Step one is to co-opt the bastions of middle-class urbanism. There are three Gaps within a 10-block radius of Astor Place in Greenwich Village, and there are more and more as you move uptown. No longer can the city claim to be hipper than the suburbs: everyone wears Gap, and every Gap is good.
Step two is to keep Gap expensive enough that everybody can afford it--except those who can't. (The bum on the corner can buy a Coke, but he doesn't have five bucks for a pair of socks.)
The working and under-class urban scene, when fashion penetrates it at all, is gang-inspired fashion: college and professional sports team logos; blue for Crips, red for Bloods. Black and Silver for everyone. Raiders. White Sox. L.A. Kings.
Even the radical, gang-inspired fashion undercurrent of the underclass urban scene (Blue for Crips, red for Bloods, black and silver for everyone--Go Raiders!) percolates up into the middle class. Slumming has always been popular, but even it has been Gapified--reduced to the X hat and the Michael Jordan T-shirt. Gapification is a great neutralizer, stripping violence and excitement from the urban scene.
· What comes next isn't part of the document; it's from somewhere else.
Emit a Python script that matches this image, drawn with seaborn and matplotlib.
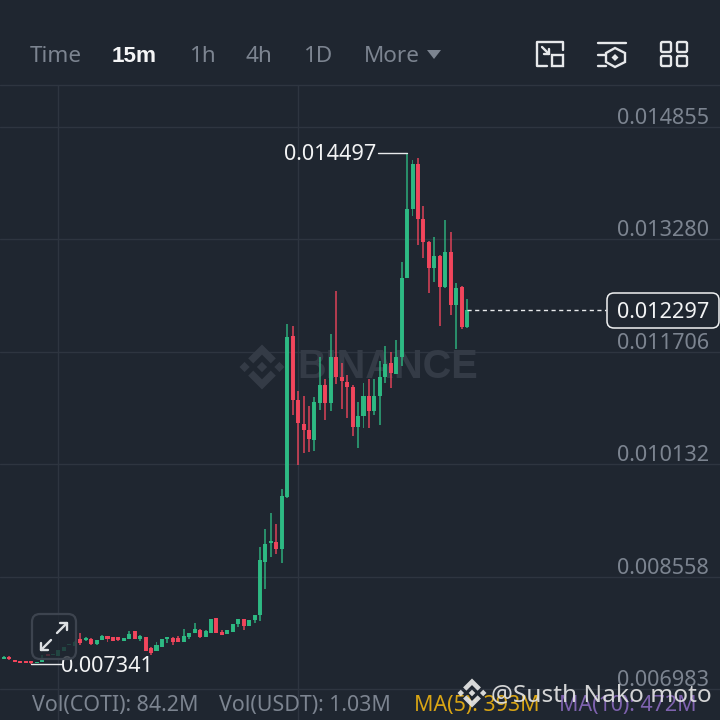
import numpy as np
import pandas as pd
import matplotlib
matplotlib.use("Agg")
import matplotlib.pyplot as plt
from matplotlib import transforms
from matplotlib.patches import Rectangle, FancyBboxPatch, Polygon
import seaborn as sns

# --- data (prices in millionths) ---
opens = [7405,7433,7391,7381,7381,7370,7345,7367,7476,7462,7448,7521,7594,7587,7681,7665,7689,7610,7671,7727,7717,7709,
         7653,7681,7793,7681,7717,7559,7521,7569,7681,7699,7699,7643,7717,7773,7810,7717,7773,7975,7787,7751,7787,7895,
         7961,7871,7951,8021,8767,9033,9043,8945,9678,11928,11032,10696,10612,10472,10994,11238,10986,11630,11358,11284,
         11210,10658,10808,11092,10882,11088,11358,11546,11396,11638,12745,13707,14337,13571,13249,12876,13048,12614,
         13109,12362,12619,12058]
closes = [7433,7398,7359,7353,7353,7345,7360,7409,7448,7472,7531,7573,7615,7643,7625,7695,7610,7665,7733,7681,7661,7665,
          7699,7755,7690,7727,7521,7485,7597,7681,7709,7643,7647,7727,7773,7825,7713,7797,7969,7773,7745,7815,7899,7961,
          7867,7951,8021,8791,9015,9057,8945,9687,11918,11032,10705,10612,10482,11000,11238,10994,11630,11358,11294,11210,
          10658,10808,11092,10882,11088,11358,11536,11406,11638,12745,13707,14337,13571,13249,12876,13048,12619,13109,
          12362,12605,12058,12297]
highs = [7440,7447,7391,7381,7381,7370,7363,7461,7476,7475,7531,7573,7615,7650,7769,7709,7695,7671,7745,7730,7717,7709,
         7699,7801,7793,7737,7717,7573,7647,7690,7709,7709,7727,7825,7773,7905,7821,7805,7969,7975,7815,7815,7899,7965,
         7961,7951,8021,8978,9225,9449,9295,9785,12092,12068,11162,11092,10952,11078,11630,11322,11956,12558,11546,11386,
         11238,11000,11266,11326,11326,11578,11788,11700,11868,12960,14497,14393,14417,13753,13259,13319,13062,13553,
         13380,12670,12633,12442]
lows = [7398,7391,7359,7353,7353,7341,7342,7367,7448,7460,7448,7521,7594,7587,7601,7653,7597,7605,7671,7643,7661,7653,
        7653,7681,7681,7661,7521,7461,7521,7569,7633,7597,7647,7643,7689,7773,7700,7710,7773,7773,7745,7751,7787,7853,
        7815,7871,7905,7933,8389,8829,8880,8745,9664,10822,10122,10294,10308,10322,10892,10756,10882,11252,10902,10784,
        10532,10364,10644,10644,10822,10686,11274,11204,11392,11512,12745,13613,13198,13016,12535,12689,12072,12605,
        12226,11746,12026,12044]
grid_prices = [14855, 13280, 11706, 10132, 8558, 6983]
grid_labels = ["0.014855", "0.013280", "0.011706", "0.010132", "0.008558", "0.006983"]
time_marks = [10, 54]
tabs = ["Time", "15m", "1h", "4h", "1D", "More"]
high_label = "0.014497"
low_label = "0.007341"
last_label = "0.012297"
vol_labels = ["Vol(COTI): 84.2M", "Vol(USDT): 1.03M", "MA(5): 393M", "MA(10): 472M"]

SCALE = 1e-6
BG = "#1F2630"
GRID = "#2E3540"
GREEN = "#2EBD85"
RED = "#F6465D"
MUTED = "#7C8490"
ICON = "#E6E8EA"
FONT = "Noto Sans"
BOLD = "Liberation Sans"

sns.set_theme(style="dark", rc={"axes.facecolor": BG, "figure.facecolor": BG, "font.family": FONT})

df = pd.DataFrame({"i": np.arange(len(opens)),
                   "open": np.array(opens) * SCALE, "close": np.array(closes) * SCALE,
                   "high": np.array(highs) * SCALE, "low": np.array(lows) * SCALE})
df["body_low"] = df[["open", "close"]].min(axis=1)
df["body"] = (df["open"] - df["close"]).abs()
df["wick"] = df["high"] - df["low"]
df["up"] = df["close"] >= df["open"]

fig = plt.figure(figsize=(7.2, 7.2), dpi=100, facecolor=BG)
ax = fig.add_axes([0, 0, 1, 1])
px = transforms.Affine2D().scale(1 / 720, -1 / 720).translate(0, 1) + fig.transFigure

# candles
for up, col in ((True, GREEN), (False, RED)):
    sub = df[df["up"] == up].sort_values("i")
    sns.barplot(data=sub, x="i", y="wick", bottom=sub["low"].values, native_scale=True, orient="x", ax=ax,
                color=col, saturation=1, width=0.36, errorbar=None, linewidth=0, alpha=0.68, zorder=3)
    sns.barplot(data=sub, x="i", y="body", bottom=sub["body_low"].values, native_scale=True, orient="x", ax=ax,
                color=col, saturation=1, width=0.74, errorbar=None, linewidth=0, alpha=0.95, zorder=4)

ax.set_xlim(-0.734, 131.45)
ax.set_ylim(6550.6 * SCALE, 16633.5 * SCALE)
ax.set_xlabel("")
ax.set_ylabel("")
for s in ax.spines.values():
    s.set_visible(False)
ax.set_xticks(time_marks)
ax.set_xticklabels([])
ax.set_yticks(np.array(grid_prices) * SCALE)
ax.set_yticklabels(grid_labels)
ax.grid(True, color=GRID, lw=1.0, zorder=1)
ax.set_axisbelow(True)
ax.tick_params(axis="x", length=0)
ax.tick_params(axis="y", length=0, left=False, labelleft=False, right=False, labelright=True, pad=-74,
               labelsize=15.6, labelcolor=MUTED)
shift_down = transforms.ScaledTranslation(0, -2 / 100, fig.dpi_scale_trans)
for tick in ax.yaxis.get_major_ticks():
    lab = tick.label2
    lab.set_ha("left")
    lab.set_va("bottom")
    lab.set_transform(lab.get_transform() + shift_down)


def logo(cx, cy, size, **kw):
    parts = [
        [(38.73, 53.2), (63.3, 28.62), (87.89, 53.21), (102.19, 38.91), (63.3, 0), (24.43, 38.9)],
        [(0, 63.31), (14.3, 49), (28.6, 63.31), (14.3, 77.6)],
        [(38.73, 73.42), (63.3, 98), (87.89, 73.41), (102.2, 87.7), (63.3, 126.6), (24.43, 87.72)],
        [(98, 63.31), (112.3, 49), (126.6, 63.3), (112.3, 77.6)],
        [(77.83, 63.3), (63.3, 48.76), (48.77, 63.29), (63.3, 77.83)],
    ]
    for p in parts:
        pts = (np.array(p) - 63.3) / 126.6 * size + [cx, cy]
        ax.add_patch(Polygon(pts, closed=True, transform=px, lw=0, clip_on=False, **kw))


def pline(xs, ys, color=ICON, lw=1.7, z=12, **kw):
    ax.plot(xs, ys, color=color, lw=lw, transform=px, zorder=z, clip_on=False, solid_capstyle="round", **kw)


def ptext(x, y, s, color=MUTED, size=15.6, weight="normal", ha="left", z=12, **kw):
    return ax.text(x, y, s, color=color, fontsize=size, fontweight=weight, ha=ha, va="center",
                   transform=px, zorder=z, clip_on=False, **kw)


# watermark behind candles
logo(262, 367, 45, color="#343B46", zorder=2)
ptext(297, 367, "BINANCE", color="#343B46", size=28.6, weight="bold", z=2, family=BOLD)

# high / low / last annotations
hi = int(np.argmax(highs))
lo = int(np.argmin(lows))
last = len(closes) - 1
ax.plot([hi - 5.4, hi], [highs[hi] * SCALE] * 2, color="#E8EAEC", lw=1, zorder=5)
ax.annotate(high_label, xy=(hi - 5.4, highs[hi] * SCALE), xytext=(-1, -2), textcoords="offset pixels",
            ha="right", va="center", color="#F2F3F4", fontsize=15.6, zorder=6)
ax.plot([lo, lo + 5.6], [lows[lo] * SCALE] * 2, color="#E8EAEC", lw=1, zorder=5)
ax.annotate(low_label, xy=(lo + 5.6, lows[lo] * SCALE), xytext=(-1, -3), textcoords="offset pixels",
            ha="left", va="center", color="#F2F3F4", fontsize=15.6, zorder=6)
ax.plot([last, last + 25.5], [closes[last] * SCALE] * 2, color="#E8EAEC", lw=1, ls=(0, (3, 2.5)), zorder=5)
ax.add_patch(FancyBboxPatch((609, 295), 108, 31, boxstyle="round,pad=2,rounding_size=7", transform=px,
                            fc=BG, ec="#F0F1F2", lw=1.1, zorder=6, clip_on=False))
ptext(617, 313, last_label, color="#F2F3F4", z=7)

# header
ax.add_patch(Rectangle((0, 0), 720, 85, transform=px, fc=BG, ec="none", zorder=10, clip_on=False))
pline([0, 720], [85, 85], color=GRID, lw=1.0, z=11)
tab_x = [30, 112, 190, 246, 304, 364]
for t, x in zip(tabs, tab_x):
    if t == "15m":
        ptext(x, 56, t, color="#F4F5F6", size=16.2, weight="bold", family=BOLD)
    else:
        ptext(x, 57, t, size=16.2)
ax.add_patch(Polygon([(427, 50), (441, 50), (434, 59)], closed=True, transform=px, fc=MUTED, ec="none",
                     zorder=12, clip_on=False))

# header icons
pline([547, 537, 537, 563, 563], [66, 66, 42, 42, 50])
ax.add_patch(Rectangle((552, 55), 11, 11, transform=px, fc="none", ec=ICON, lw=1.7, zorder=12, clip_on=False))
pline([542, 549], [47, 54])
pline([544, 549, 549], [54, 54, 49])
pline([598, 626], [43, 43])
pline([598, 606], [55, 55])
pline([598, 606], [66, 66])
hex_x = np.array([615, 625, 625, 615, 606, 606])
hex_y = np.array([48, 53, 62, 67, 62, 53])
ax.add_patch(Polygon(np.c_[hex_x, hex_y], closed=True, transform=px, fc=BG, ec=ICON, lw=1.7, zorder=12, clip_on=False))
ax.add_patch(Polygon([(615, 54), (618.5, 57.5), (615, 61), (611.5, 57.5)], closed=True, transform=px, fc=ICON,
                     ec="none", zorder=13, clip_on=False))
for x0 in (661, 677):
    for y0 in (42, 56):
        ax.add_patch(FancyBboxPatch((x0 + 1, y0 + 1), 8, 8, boxstyle="round,pad=1,rounding_size=1.5", transform=px,
                                    fc="none", ec=ICON, lw=1.7, zorder=12, clip_on=False))

# expand button
ax.add_patch(FancyBboxPatch((38, 620), 32, 33, boxstyle="round,pad=6,rounding_size=8", transform=px,
                            fc=BG, alpha=0.78, ec="none", zorder=8, clip_on=False))
ax.add_patch(FancyBboxPatch((38, 620), 32, 33, boxstyle="round,pad=6,rounding_size=8", transform=px,
                            fc="none", ec="#3D444F", lw=1.6, zorder=9, clip_on=False))
pline([57, 67], [633, 623], color="#DDE0E3", z=10)
pline([60, 67, 67], [623, 623, 630], color="#DDE0E3", z=10)
pline([51, 41], [640, 650], color="#DDE0E3", z=10)
pline([41, 41, 48], [643, 650, 650], color="#DDE0E3", z=10)

# footer
ptext(32, 706, vol_labels[0], size=15.4)
ptext(219, 706, vol_labels[1], size=15.4)
ptext(414, 706, vol_labels[2], color="#D9A514", size=15.4)
ptext(559, 706, vol_labels[3], color="#7E62AE", size=15.4)

# overlay credit
logo(472, 693, 29, color="#E8E8E8", alpha=0.92, zorder=14)
ptext(491, 695, "@Susth Nako moto", color="#E4E4E4", size=17.6, alpha=0.92, z=15)

fig.savefig("out.png", dpi=100, facecolor=BG)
This is what gives the middle classes, especially the white suburban the middle classes, their false sense of security. They find solace in the evening news, where they see people who don't look like them, don't dress like them and (the rationalization goes) don't live like them. Fleeing from the perverse threats of 8-ball jacket killings and basketball sneaker shootings, these middle classes fall into the safe, open arms of the Gap.
Just as the myth of Bushian politics is that everyone can grow up to be nice and middle-class and President, the myth of Gapified culture is that anyone can wear it and eat it (and be nice and middle class).
At the same time, Gapification assuages that old Republican need to be better than others by guaranteeing that, at some level, someone will not be able to wear it and eat it (and be nice and middle class). It is a standard formula: ideologies which proclaim "All humans can be Gapified" are inverted, becoming "Only the Gapified are human."
Of course the classism of the Gap is not as nasty or brutish as the market can be. But it is classist and deindividualizing and boring and democratic and American. We get the culture we deserve.